-- BEGIN --

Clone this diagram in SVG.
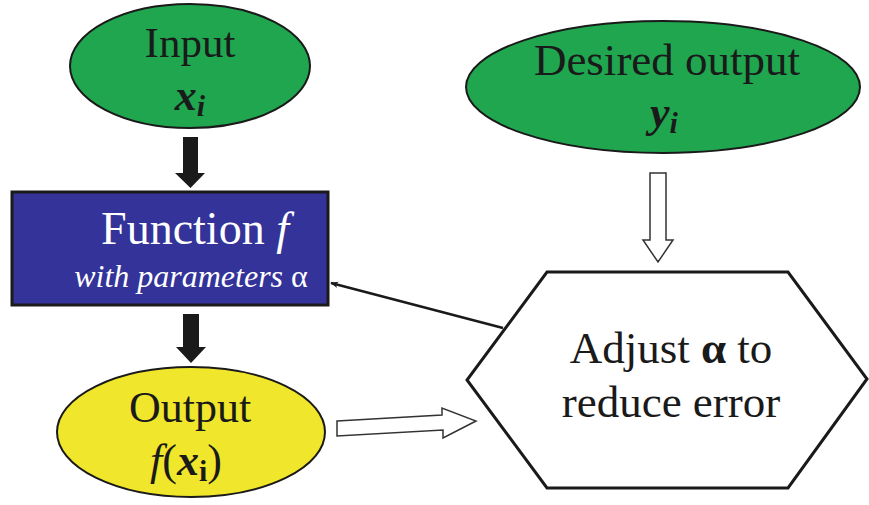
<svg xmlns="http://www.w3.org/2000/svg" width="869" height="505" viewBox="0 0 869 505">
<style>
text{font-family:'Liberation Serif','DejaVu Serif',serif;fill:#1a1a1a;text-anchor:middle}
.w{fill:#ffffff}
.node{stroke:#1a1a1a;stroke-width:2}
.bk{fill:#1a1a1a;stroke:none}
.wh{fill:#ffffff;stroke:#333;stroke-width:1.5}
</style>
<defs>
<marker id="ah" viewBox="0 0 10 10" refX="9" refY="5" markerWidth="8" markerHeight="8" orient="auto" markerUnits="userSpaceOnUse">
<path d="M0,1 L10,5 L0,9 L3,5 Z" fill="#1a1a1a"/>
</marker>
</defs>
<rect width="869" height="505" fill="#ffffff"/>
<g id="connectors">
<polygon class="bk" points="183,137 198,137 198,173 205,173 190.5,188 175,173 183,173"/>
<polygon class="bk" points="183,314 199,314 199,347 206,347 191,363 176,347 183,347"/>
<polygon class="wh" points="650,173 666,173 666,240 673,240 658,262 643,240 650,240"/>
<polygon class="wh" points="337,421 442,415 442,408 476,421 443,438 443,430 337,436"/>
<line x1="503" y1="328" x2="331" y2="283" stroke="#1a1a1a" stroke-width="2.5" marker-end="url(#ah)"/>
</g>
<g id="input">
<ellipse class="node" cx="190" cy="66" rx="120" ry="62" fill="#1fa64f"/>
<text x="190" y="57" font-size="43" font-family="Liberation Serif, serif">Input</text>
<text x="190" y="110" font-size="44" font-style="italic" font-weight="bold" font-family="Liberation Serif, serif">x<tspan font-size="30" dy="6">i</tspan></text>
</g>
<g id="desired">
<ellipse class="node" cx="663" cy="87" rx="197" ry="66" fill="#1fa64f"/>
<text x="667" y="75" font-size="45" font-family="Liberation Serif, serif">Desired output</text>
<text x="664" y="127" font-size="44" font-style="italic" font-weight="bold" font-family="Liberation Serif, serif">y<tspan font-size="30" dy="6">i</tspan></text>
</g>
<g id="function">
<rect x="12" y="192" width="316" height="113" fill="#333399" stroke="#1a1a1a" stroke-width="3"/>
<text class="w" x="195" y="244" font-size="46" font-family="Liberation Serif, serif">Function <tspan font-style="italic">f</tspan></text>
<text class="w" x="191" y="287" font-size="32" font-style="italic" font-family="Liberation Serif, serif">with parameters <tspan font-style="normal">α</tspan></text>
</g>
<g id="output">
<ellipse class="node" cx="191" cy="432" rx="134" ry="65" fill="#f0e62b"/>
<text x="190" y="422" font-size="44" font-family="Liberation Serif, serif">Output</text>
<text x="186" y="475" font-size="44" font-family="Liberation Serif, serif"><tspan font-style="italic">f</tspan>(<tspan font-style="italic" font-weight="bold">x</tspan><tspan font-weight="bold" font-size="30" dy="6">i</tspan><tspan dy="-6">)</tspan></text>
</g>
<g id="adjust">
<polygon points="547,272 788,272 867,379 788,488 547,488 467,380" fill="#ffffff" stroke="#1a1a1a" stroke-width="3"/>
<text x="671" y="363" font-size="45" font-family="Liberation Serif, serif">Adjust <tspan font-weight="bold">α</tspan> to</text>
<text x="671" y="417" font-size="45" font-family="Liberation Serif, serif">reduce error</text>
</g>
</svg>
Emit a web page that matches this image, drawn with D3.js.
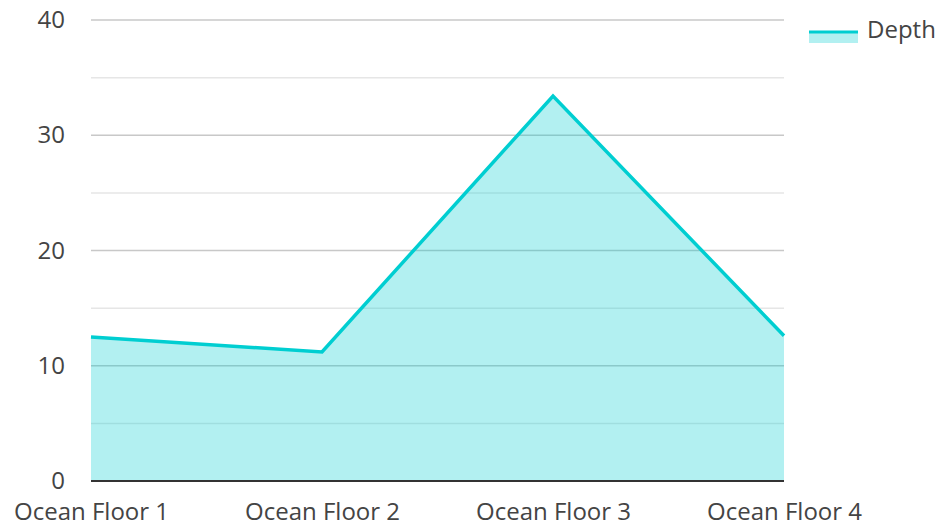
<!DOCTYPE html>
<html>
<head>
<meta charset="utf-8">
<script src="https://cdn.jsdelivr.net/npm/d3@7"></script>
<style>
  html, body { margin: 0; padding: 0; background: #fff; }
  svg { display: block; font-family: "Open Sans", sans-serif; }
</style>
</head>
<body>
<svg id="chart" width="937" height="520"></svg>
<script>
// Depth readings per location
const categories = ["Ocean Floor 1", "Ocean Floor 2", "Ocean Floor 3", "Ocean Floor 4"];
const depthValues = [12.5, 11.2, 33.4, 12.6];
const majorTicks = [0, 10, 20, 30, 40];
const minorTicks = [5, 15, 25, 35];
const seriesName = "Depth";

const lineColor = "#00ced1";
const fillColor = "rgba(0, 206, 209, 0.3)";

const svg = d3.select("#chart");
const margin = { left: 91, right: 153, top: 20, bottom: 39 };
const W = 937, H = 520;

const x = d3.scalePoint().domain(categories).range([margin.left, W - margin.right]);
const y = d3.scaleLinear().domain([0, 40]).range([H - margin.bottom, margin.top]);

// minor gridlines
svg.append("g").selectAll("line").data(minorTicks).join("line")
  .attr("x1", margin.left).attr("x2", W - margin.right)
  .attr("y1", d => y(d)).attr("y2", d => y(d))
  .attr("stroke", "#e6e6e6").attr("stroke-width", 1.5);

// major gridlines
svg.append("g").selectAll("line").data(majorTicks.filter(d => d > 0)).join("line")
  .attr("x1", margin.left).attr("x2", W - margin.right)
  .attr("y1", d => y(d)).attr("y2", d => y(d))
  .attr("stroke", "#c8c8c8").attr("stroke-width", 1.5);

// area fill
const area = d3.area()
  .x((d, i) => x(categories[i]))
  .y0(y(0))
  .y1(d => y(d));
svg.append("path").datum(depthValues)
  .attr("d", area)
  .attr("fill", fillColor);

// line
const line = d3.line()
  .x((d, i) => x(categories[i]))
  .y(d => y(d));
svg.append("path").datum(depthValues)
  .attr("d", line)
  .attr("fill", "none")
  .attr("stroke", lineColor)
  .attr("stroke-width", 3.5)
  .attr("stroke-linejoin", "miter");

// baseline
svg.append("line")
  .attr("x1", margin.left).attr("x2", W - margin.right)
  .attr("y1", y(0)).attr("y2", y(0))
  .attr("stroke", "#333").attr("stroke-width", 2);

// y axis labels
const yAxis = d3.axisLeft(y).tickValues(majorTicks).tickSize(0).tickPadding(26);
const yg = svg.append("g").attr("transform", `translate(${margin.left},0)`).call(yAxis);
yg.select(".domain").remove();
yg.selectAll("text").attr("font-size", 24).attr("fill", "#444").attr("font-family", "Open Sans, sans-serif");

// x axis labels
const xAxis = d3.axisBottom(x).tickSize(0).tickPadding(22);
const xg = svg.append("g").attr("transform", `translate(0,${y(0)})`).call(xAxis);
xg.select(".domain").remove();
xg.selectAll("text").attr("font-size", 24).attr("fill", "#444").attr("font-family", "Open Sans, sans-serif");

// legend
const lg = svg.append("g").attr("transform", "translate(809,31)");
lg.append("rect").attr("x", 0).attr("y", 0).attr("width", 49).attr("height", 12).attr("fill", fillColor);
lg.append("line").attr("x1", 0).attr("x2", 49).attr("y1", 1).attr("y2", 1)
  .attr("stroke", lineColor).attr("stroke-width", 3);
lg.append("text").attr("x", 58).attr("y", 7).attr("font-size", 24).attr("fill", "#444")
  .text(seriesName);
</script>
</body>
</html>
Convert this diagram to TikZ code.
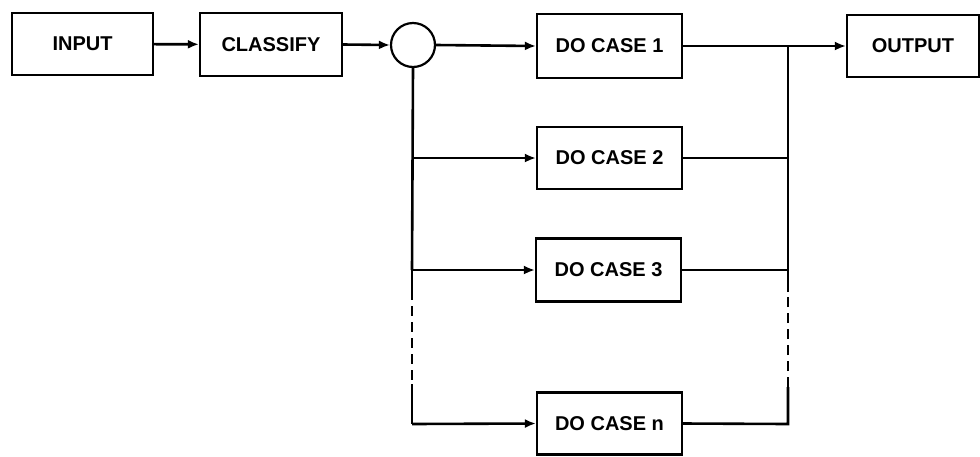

-- END --

* [Requirement]
Copy the whole listing above word for word but do not carry over the pictures.

* [Exercise response]
Clone this diagram in SVG.
<svg xmlns="http://www.w3.org/2000/svg" width="869" height="505" viewBox="0 0 869 505">
<style>
text{font-family:'Liberation Serif','DejaVu Serif',serif;fill:#1a1a1a;text-anchor:middle}
.w{fill:#ffffff}
.node{stroke:#1a1a1a;stroke-width:2}
.bk{fill:#1a1a1a;stroke:none}
.wh{fill:#ffffff;stroke:#333;stroke-width:1.5}
</style>
<defs>
<marker id="ah" viewBox="0 0 10 10" refX="9" refY="5" markerWidth="8" markerHeight="8" orient="auto" markerUnits="userSpaceOnUse">
<path d="M0,1 L10,5 L0,9 L3,5 Z" fill="#1a1a1a"/>
</marker>
</defs>
<rect width="869" height="505" fill="#ffffff"/>
<g id="connectors">
<polygon class="bk" points="183,137 198,137 198,173 205,173 190.5,188 175,173 183,173"/>
<polygon class="bk" points="183,314 199,314 199,347 206,347 191,363 176,347 183,347"/>
<polygon class="wh" points="650,173 666,173 666,240 673,240 658,262 643,240 650,240"/>
<polygon class="wh" points="337,421 442,415 442,408 476,421 443,438 443,430 337,436"/>
<line x1="503" y1="328" x2="331" y2="283" stroke="#1a1a1a" stroke-width="2.5" marker-end="url(#ah)"/>
</g>
<g id="input">
<ellipse class="node" cx="190" cy="66" rx="120" ry="62" fill="#1fa64f"/>
<text x="190" y="57" font-size="43" font-family="Liberation Serif, serif">Input</text>
<text x="190" y="110" font-size="44" font-style="italic" font-weight="bold" font-family="Liberation Serif, serif">x<tspan font-size="30" dy="6">i</tspan></text>
</g>
<g id="desired">
<ellipse class="node" cx="663" cy="87" rx="197" ry="66" fill="#1fa64f"/>
<text x="667" y="75" font-size="45" font-family="Liberation Serif, serif">Desired output</text>
<text x="664" y="127" font-size="44" font-style="italic" font-weight="bold" font-family="Liberation Serif, serif">y<tspan font-size="30" dy="6">i</tspan></text>
</g>
<g id="function">
<rect x="12" y="192" width="316" height="113" fill="#333399" stroke="#1a1a1a" stroke-width="3"/>
<text class="w" x="195" y="244" font-size="46" font-family="Liberation Serif, serif">Function <tspan font-style="italic">f</tspan></text>
<text class="w" x="191" y="287" font-size="32" font-style="italic" font-family="Liberation Serif, serif">with parameters <tspan font-style="normal">α</tspan></text>
</g>
<g id="output">
<ellipse class="node" cx="191" cy="432" rx="134" ry="65" fill="#f0e62b"/>
<text x="190" y="422" font-size="44" font-family="Liberation Serif, serif">Output</text>
<text x="186" y="475" font-size="44" font-family="Liberation Serif, serif"><tspan font-style="italic">f</tspan>(<tspan font-style="italic" font-weight="bold">x</tspan><tspan font-weight="bold" font-size="30" dy="6">i</tspan><tspan dy="-6">)</tspan></text>
</g>
<g id="adjust">
<polygon points="547,272 788,272 867,379 788,488 547,488 467,380" fill="#ffffff" stroke="#1a1a1a" stroke-width="3"/>
<text x="671" y="363" font-size="45" font-family="Liberation Serif, serif">Adjust <tspan font-weight="bold">α</tspan> to</text>
<text x="671" y="417" font-size="45" font-family="Liberation Serif, serif">reduce error</text>
</g>
</svg>
Emit a web page that matches this image, drawn with D3.js.
<!DOCTYPE html>
<html>
<head>
<meta charset="utf-8">
<script src="https://cdn.jsdelivr.net/npm/d3@7"></script>
<style>
  html, body { margin: 0; padding: 0; background: #fff; }
  svg { display: block; font-family: "Open Sans", sans-serif; }
</style>
</head>
<body>
<svg id="chart" width="937" height="520"></svg>
<script>
// Depth readings per location
const categories = ["Ocean Floor 1", "Ocean Floor 2", "Ocean Floor 3", "Ocean Floor 4"];
const depthValues = [12.5, 11.2, 33.4, 12.6];
const majorTicks = [0, 10, 20, 30, 40];
const minorTicks = [5, 15, 25, 35];
const seriesName = "Depth";

const lineColor = "#00ced1";
const fillColor = "rgba(0, 206, 209, 0.3)";

const svg = d3.select("#chart");
const margin = { left: 91, right: 153, top: 20, bottom: 39 };
const W = 937, H = 520;

const x = d3.scalePoint().domain(categories).range([margin.left, W - margin.right]);
const y = d3.scaleLinear().domain([0, 40]).range([H - margin.bottom, margin.top]);

// minor gridlines
svg.append("g").selectAll("line").data(minorTicks).join("line")
  .attr("x1", margin.left).attr("x2", W - margin.right)
  .attr("y1", d => y(d)).attr("y2", d => y(d))
  .attr("stroke", "#e6e6e6").attr("stroke-width", 1.5);

// major gridlines
svg.append("g").selectAll("line").data(majorTicks.filter(d => d > 0)).join("line")
  .attr("x1", margin.left).attr("x2", W - margin.right)
  .attr("y1", d => y(d)).attr("y2", d => y(d))
  .attr("stroke", "#c8c8c8").attr("stroke-width", 1.5);

// area fill
const area = d3.area()
  .x((d, i) => x(categories[i]))
  .y0(y(0))
  .y1(d => y(d));
svg.append("path").datum(depthValues)
  .attr("d", area)
  .attr("fill", fillColor);

// line
const line = d3.line()
  .x((d, i) => x(categories[i]))
  .y(d => y(d));
svg.append("path").datum(depthValues)
  .attr("d", line)
  .attr("fill", "none")
  .attr("stroke", lineColor)
  .attr("stroke-width", 3.5)
  .attr("stroke-linejoin", "miter");

// baseline
svg.append("line")
  .attr("x1", margin.left).attr("x2", W - margin.right)
  .attr("y1", y(0)).attr("y2", y(0))
  .attr("stroke", "#333").attr("stroke-width", 2);

// y axis labels
const yAxis = d3.axisLeft(y).tickValues(majorTicks).tickSize(0).tickPadding(26);
const yg = svg.append("g").attr("transform", `translate(${margin.left},0)`).call(yAxis);
yg.select(".domain").remove();
yg.selectAll("text").attr("font-size", 24).attr("fill", "#444").attr("font-family", "Open Sans, sans-serif");

// x axis labels
const xAxis = d3.axisBottom(x).tickSize(0).tickPadding(22);
const xg = svg.append("g").attr("transform", `translate(0,${y(0)})`).call(xAxis);
xg.select(".domain").remove();
xg.selectAll("text").attr("font-size", 24).attr("fill", "#444").attr("font-family", "Open Sans, sans-serif");

// legend
const lg = svg.append("g").attr("transform", "translate(809,31)");
lg.append("rect").attr("x", 0).attr("y", 0).attr("width", 49).attr("height", 12).attr("fill", fillColor);
lg.append("line").attr("x1", 0).attr("x2", 49).attr("y1", 1).attr("y2", 1)
  .attr("stroke", lineColor).attr("stroke-width", 3);
lg.append("text").attr("x", 58).attr("y", 7).attr("font-size", 24).attr("fill", "#444")
  .text(seriesName);
</script>
</body>
</html>
Convert this diagram to TikZ code.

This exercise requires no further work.